The Karsiyaka coach told Turkish Cypriot reporters that he had been "very frightened because they really wanted to kill us".
"Around 1,000 spectators poured on to the court and we were chased right into the dressing rooms with batons, clubs and stones," Demir said.
"They also threw tear-gas canisters. The police were completely overwhelmed."
Turkey's ambassador to the breakaway north of Cyprus, Kaya Turkmen, lodged a formal complaint with the UN peacekeeping force on the island demanding measures to guarantee the security of the Karsiyaka players.
Sporting contact between Turkish and Greek Cypriot teams is infrequent as Turkey has no relations with the island's internationally recognised Greek Cypriot government, instead extending recognition to the breakaway Turkish Cypriot authorities in the north.
The island has been divided since 1974 when Turkish troops occupied its northern third in response to an Athens-backed Greek Cypriot coup seeking union with Greece.
APOEL ultras have a reputation for causing trouble, especially among the club's hard core of nationalist sympathisers.

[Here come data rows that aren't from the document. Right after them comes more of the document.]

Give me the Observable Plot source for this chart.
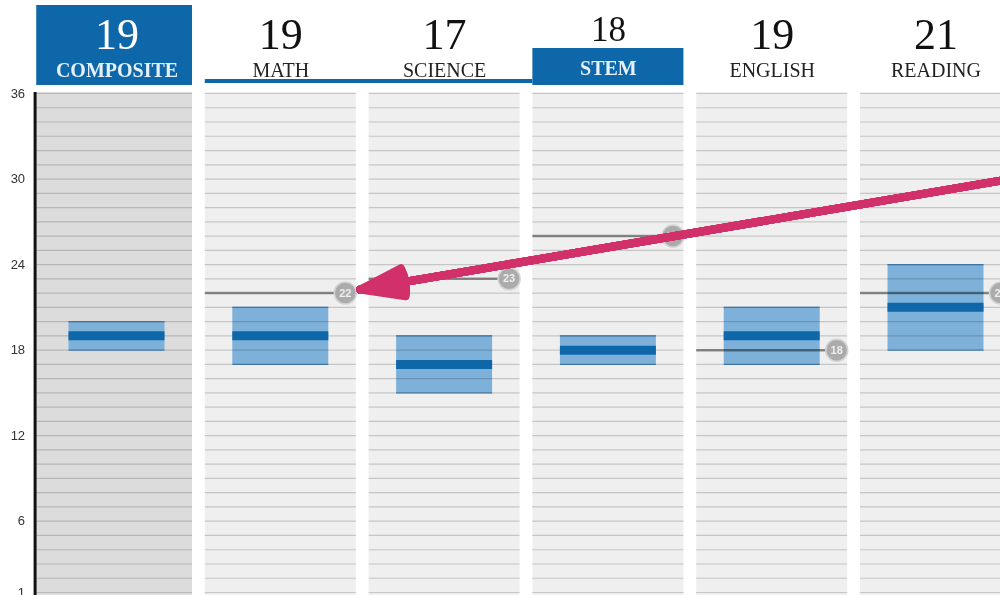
<!DOCTYPE html>
<html><head><meta charset="utf-8">
<script src="https://cdn.jsdelivr.net/npm/d3@7"></script>
<script src="https://cdn.jsdelivr.net/npm/@observablehq/plot@0.6"></script>
<style>
html,body{margin:0;padding:0;background:#fff;overflow:hidden;}
#chart{width:1000px;height:595px;overflow:hidden;}
</style>
</head><body><div id="chart"></div>
<script>
// ---- data ----
const categories = ["COMPOSITE", "MATH", "SCIENCE", "STEM", "ENGLISH", "READING"];
const scores     = [19, 19, 17, 18, 19, 21];
const rangeLow   = [18, 17, 15, 17, 17, 18];
const rangeHigh  = [20, 21, 19, 19, 21, 24];
const benchmarks = [null, 22, 23, 26, 18, 22];
const yTicks     = [1, 6, 12, 18, 24, 30, 36];
const arrowNote  = [{x1: 5.45, y1: 30.0, x2: 1.485, y2: 22.25}];

// ---- layout ----
const W = 1000, H = 595;
const Y_TOP = 93, Y_BOT = 592, FRAME_TOP = 92;
const X0 = 34.6, STEP = 163.8;
const HALF = 0.461, BAR_HALF = 0.293;
const yk = (Y_BOT - Y_TOP) / 35;
const yAt = px => 36 + (Y_TOP - px) / yk;   // pixel row -> y value (for header furniture)

const rows = categories.map((c, i) => ({cat: c, i, score: scores[i], lo: rangeLow[i], hi: rangeHigh[i], bench: benchmarks[i]}));
const panelLeft = d => d.i === 0 ? -0.49 : d.i - HALF;
const panelRight = d => d.i + HALF;
const levels = d3.range(1, 37);
const grid = rows.flatMap(r => levels.map(v => ({...r, v})));
const benchRows = rows.filter(r => r.bench != null);
const isBox = d => d.cat === "COMPOSITE";
const isTag = d => d.cat === "STEM";

const BLUE = "#0e67a8";
const ARROW = "#d2306a";
const headAngles = [0, 6, 12, 18, 24, 30, 36];

const chart = Plot.plot({
  width: W, height: H,
  marginTop: FRAME_TOP, marginBottom: 0, marginLeft: X0, marginRight: 0,
  style: {fontFamily: "Liberation Sans", background: "transparent", overflow: "hidden"},
  x: {domain: [-0.5, 5.5], range: [X0, X0 + 6 * STEP], axis: null},
  y: {domain: [1, 36], range: [Y_BOT, Y_TOP], axis: null},
  marks: [
    // panel backgrounds
    Plot.rect(rows.filter(isBox), {x1: panelLeft, x2: panelRight, y1: yAt(FRAME_TOP), y2: yAt(H), fill: "#dcdcdc"}),
    Plot.rect(rows.filter(d => !isBox(d)), {x1: panelLeft, x2: panelRight, y1: yAt(FRAME_TOP), y2: yAt(H), fill: "#efefef"}),
    // score range boxes
    Plot.rect(rows, {x1: d => d.i - BAR_HALF, x2: d => d.i + BAR_HALF, y1: "lo", y2: "hi", fill: "#7db1da"}),
    // gridlines
    Plot.ruleY(grid, {y: "v", x1: panelLeft, x2: panelRight, stroke: "#d4d4d4", strokeWidth: 1.2, mixBlendMode: "multiply"}),
    // box edges
    Plot.ruleY(rows, {y: "lo", x1: d => d.i - BAR_HALF, x2: d => d.i + BAR_HALF, stroke: "#3f74a0", strokeWidth: 1.2}),
    Plot.ruleY(rows, {y: "hi", x1: d => d.i - BAR_HALF, x2: d => d.i + BAR_HALF, stroke: "#3f74a0", strokeWidth: 1.2}),
    // benchmark lines
    Plot.ruleY(benchRows, {y: "bench", x1: panelLeft, x2: panelRight, insetRight: 11, stroke: "#9a9a9a", strokeWidth: 2.5, mixBlendMode: "multiply"}),
    // score lines
    Plot.ruleY(rows, {y: "score", x1: d => d.i - BAR_HALF, x2: d => d.i + BAR_HALF, stroke: BLUE, strokeWidth: 9}),
    // benchmark bubbles
    Plot.dot(benchRows, {x: panelRight, y: "bench", dx: -11, r: 11, fill: "#ababab", stroke: "#d4d4d4", strokeWidth: 1.5}),
    Plot.text(benchRows, {x: panelRight, y: "bench", dx: -11, text: d => String(d.bench), fill: "#eeeeee", fontSize: 11, fontWeight: "bold"}),
    // y axis line
    Plot.ruleX([-0.5], {y1: yAt(FRAME_TOP), y2: yAt(H), stroke: "#111", strokeWidth: 3}),
    Plot.axisY(yTicks, {anchor: "left", tickSize: 0, tickPadding: 10, fontSize: 13, color: "#333", label: null}),
    // header furniture
    Plot.rect(rows.filter(isBox), {x1: panelLeft, x2: panelRight, y1: yAt(85), y2: yAt(5), fill: BLUE}),
    Plot.rect(rows.filter(isTag), {x1: d => d.i - HALF, x2: panelRight, y1: yAt(85), y2: yAt(48), fill: BLUE}),
    Plot.rect(rows.filter(d => d.cat === "MATH"), {x1: d => d.i - HALF, x2: d => d.i + 2 - HALF, y1: yAt(83), y2: yAt(79), fill: BLUE}),
    // header numbers
    Plot.text(rows.filter(isBox), {x: "i", text: d => String(d.score), frameAnchor: "top", lineAnchor: "bottom", dy: -44, fontSize: 44, fontFamily: "Liberation Serif", fill: "#ffffff"}),
    Plot.text(rows.filter(d => !isBox(d) && !isTag(d)), {x: "i", text: d => String(d.score), frameAnchor: "top", lineAnchor: "bottom", dy: -44, fontSize: 44, fontFamily: "Liberation Serif", fill: "#111"}),
    Plot.text(rows.filter(isTag), {x: "i", text: d => String(d.score), frameAnchor: "top", lineAnchor: "bottom", dy: -52, fontSize: 35, fontFamily: "Liberation Serif", fill: "#111"}),
    // header labels
    Plot.text(rows.filter(isBox), {x: "i", text: "cat", frameAnchor: "top", lineAnchor: "bottom", dy: -16, fontSize: 20, fontWeight: "bold", fontFamily: "Liberation Serif", fill: "#e4f0fa"}),
    Plot.text(rows.filter(isTag), {x: "i", text: "cat", frameAnchor: "top", lineAnchor: "bottom", dy: -18, fontSize: 20, fontWeight: "bold", fontFamily: "Liberation Serif", fill: "#e4f0fa"}),
    Plot.text(rows.filter(d => !isBox(d) && !isTag(d)), {x: "i", text: "cat", frameAnchor: "top", lineAnchor: "bottom", dy: -16, fontSize: 20, fontFamily: "Liberation Serif", fill: "#222"}),
    // annotation arrow (layered to fill the head)
    ...headAngles.map(a => Plot.arrow(arrowNote, {x1: "x1", y1: "y1", x2: "x2", y2: "y2", stroke: ARROW, strokeWidth: 8, headLength: 8.6, headAngle: a}))
  ]
});
document.getElementById("chart").appendChild(chart);
</script>
</body></html>
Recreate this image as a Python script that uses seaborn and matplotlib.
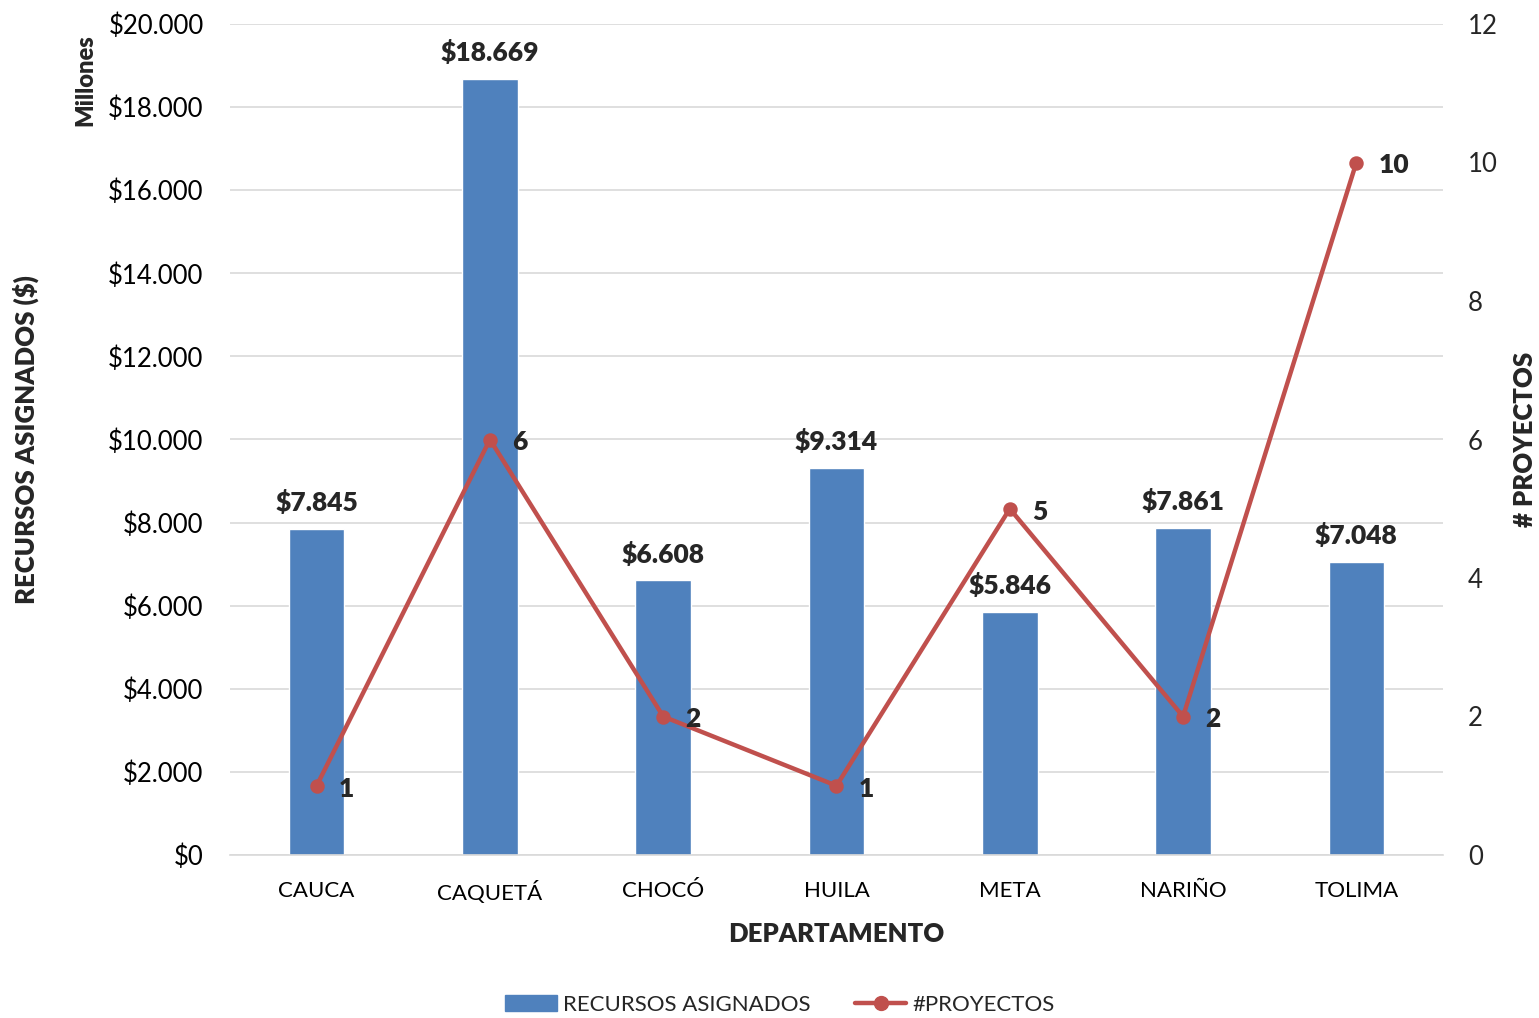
import matplotlib
matplotlib.use('Agg')
import matplotlib.pyplot as plt
import matplotlib.ticker as mticker
from matplotlib.patches import Patch
from matplotlib.lines import Line2D
import seaborn as sns
import pandas as pd

sns.set_style('white')
plt.rcParams['font.family'] = ['Lato', 'DejaVu Sans']

# data
departamentos = ['CAUCA', 'CAQUETÁ', 'CHOCÓ', 'HUILA', 'META', 'NARIÑO', 'TOLIMA']
recursos = [7845, 18669, 6608, 9314, 5846, 7861, 7048]   # millones
proyectos = [1, 6, 2, 1, 5, 2, 10]

BAR = '#4F81BD'
LINE = '#C0504D'
BOLD = 'heavy'

df = pd.DataFrame({'dep': departamentos, 'rec': recursos, 'proy': proyectos})


def fmt_money(v, pos=None):
    return '$' + f'{int(round(v)):,}'.replace(',', '.')


fig = plt.figure(figsize=(15.39, 10.18), dpi=100)
ax = fig.add_axes([230 / 1539, 1 - 855 / 1018, (1443 - 230) / 1539, (855 - 24) / 1018])

sns.barplot(data=df, x='dep', y='rec', color=BAR, width=0.32, ax=ax,
            saturation=1, zorder=2)
ax.set_ylim(0, 20000)
ax.set_xlim(-0.5, len(departamentos) - 0.5)
ax.yaxis.set_major_locator(mticker.MultipleLocator(2000))
ax.yaxis.set_major_formatter(mticker.FuncFormatter(fmt_money))
ax.grid(True, axis='y', color='#D9D9D9', linewidth=1.2, zorder=0)
ax.set_axisbelow(True)
for s in ['top', 'right', 'left']:
    ax.spines[s].set_visible(False)
ax.spines['bottom'].set_color('#D9D9D9')
ax.spines['bottom'].set_linewidth(1.2)
ax.tick_params(axis='y', length=0, labelsize=18.5, pad=19, colors='black')
ax.tick_params(axis='x', length=0, labelsize=16, pad=19, colors='black')
ax.set_xlabel('DEPARTAMENTO', fontsize=18.5, fontweight=BOLD, labelpad=12.5)
ax.set_ylabel('RECURSOS ASIGNADOS ($)', fontsize=18.5, fontweight=BOLD)
ax.yaxis.set_label_coords(-0.1575, 0.5)

# bar value labels
for i, v in enumerate(recursos):
    ax.annotate(fmt_money(v), (i, v), xytext=(0, 10), textcoords='offset points',
                ha='center', va='bottom', fontsize=19, fontweight=BOLD)

fig.text(85 / 1539, 1 - 80 / 1018, 'Millones', rotation=90, ha='center', va='center',
         fontsize=17, fontweight=BOLD)

# secondary axis: number of projects
ax2 = ax.twinx()
sns.pointplot(data=df, x='dep', y='proy', color=LINE, markers='o', linestyles='-',
              ax=ax2, markersize=8, linewidth=3.2)
ax2.set_ylim(0, 12)
ax2.set_xlim(-0.5, len(departamentos) - 0.5)
ax2.yaxis.set_major_locator(mticker.MultipleLocator(2))
for s in ['top', 'right', 'left', 'bottom']:
    ax2.spines[s].set_visible(False)
ax2.tick_params(axis='y', length=0, labelsize=18.5, pad=18)
ax2.set_ylabel('# PROYECTOS', fontsize=18.5, fontweight=BOLD)
ax2.yaxis.set_label_coords(1.058, 0.5)
ax2.set_xlabel('')

for i, p in enumerate(proyectos):
    ax2.annotate(str(p), (i, p), xytext=(16, -2), textcoords='offset points',
                 ha='left', va='center', fontsize=19, fontweight=BOLD)

handles = [Patch(color=BAR, label='RECURSOS ASIGNADOS'),
           Line2D([0], [0], color=LINE, linewidth=3.2, marker='o', markersize=10,
                  label='#PROYECTOS')]
fig.legend(handles=handles, loc='center', bbox_to_anchor=(0.507, 1 - 1005 / 1018),
           ncol=2, frameon=False, fontsize=16, handlelength=2.3, columnspacing=2.0,
           handletextpad=0.3)

fig.savefig('out.png', dpi=100)
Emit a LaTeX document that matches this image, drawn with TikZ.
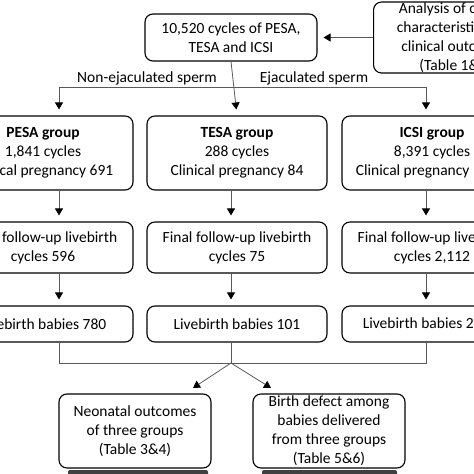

On the handful of occasions teams from the two countries have met to play football, basketball or handball, there has been no violence on this scale.
However, Cyprus has suffered a perennial hooligan problem with fighting and vandalism almost commonplace at sporting arenas, even at volleyball fixtures.
The Greek Cypriot club won Tuesday night's game 82-80 but failed to progress in the competition.